Tehran initially said it was waiting for an explanation from Russia, which it received in the form of a phone call from Russian Foreign Minister Sergey Lavrov. A foreign ministry spokesman separately said that Iran understood Russia's concern.

That statement “could be a sign that Iran does not want to antagonise Russia in light of the broader strategic relationship between the two countries as well as Russia’s key role at the nuclear negotiations,” said Dr Jalilvand.

Dr Azizi said Iran was “in a very difficult position, because on the one hand it needs the deal and sanctions relief, and on the other hand it cannot risk its relationship with Russia,” said Dr Azizi.

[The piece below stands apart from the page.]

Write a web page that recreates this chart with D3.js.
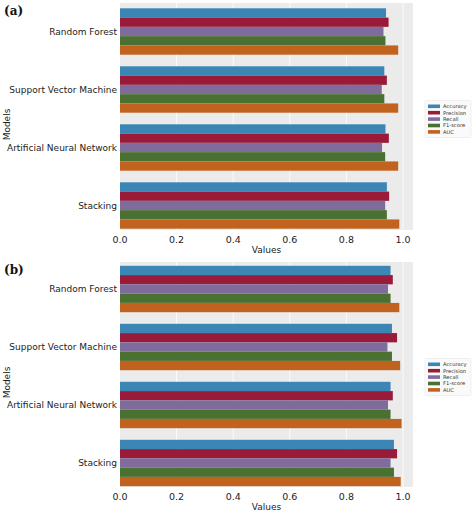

Although trading links are limited, Iran and Russia have a history of co-operation around the region and “a shared worldview in seeing US influence as being negative”, said Dr Sanam Vakil of the Chatham House think tank.

In another ambiguous set of statements on Thursday, senior Iranian officials said they were negotiating according to plan but that Iran’s defensive power should not be reduced and that the talks were getting “knottier by the hour”.

President Ebrahim Raisi said the government had “vigorously pursued the removal” of sanctions that have weakened Iran’s economy, while other officials have cautioned against torpedoing the negotiations.

Dr Vakil said there were divisions within Iran’s ruling circles about how much the country should warm to Russia and that its negotiators would probably try to find a way of keeping the JCPOA alive.

“There are many members of the Iranian security establishment that have developed admiration and strong ties with Russia,” she said. “You have others inside Iran that are more suspicious of Russia’s influence.”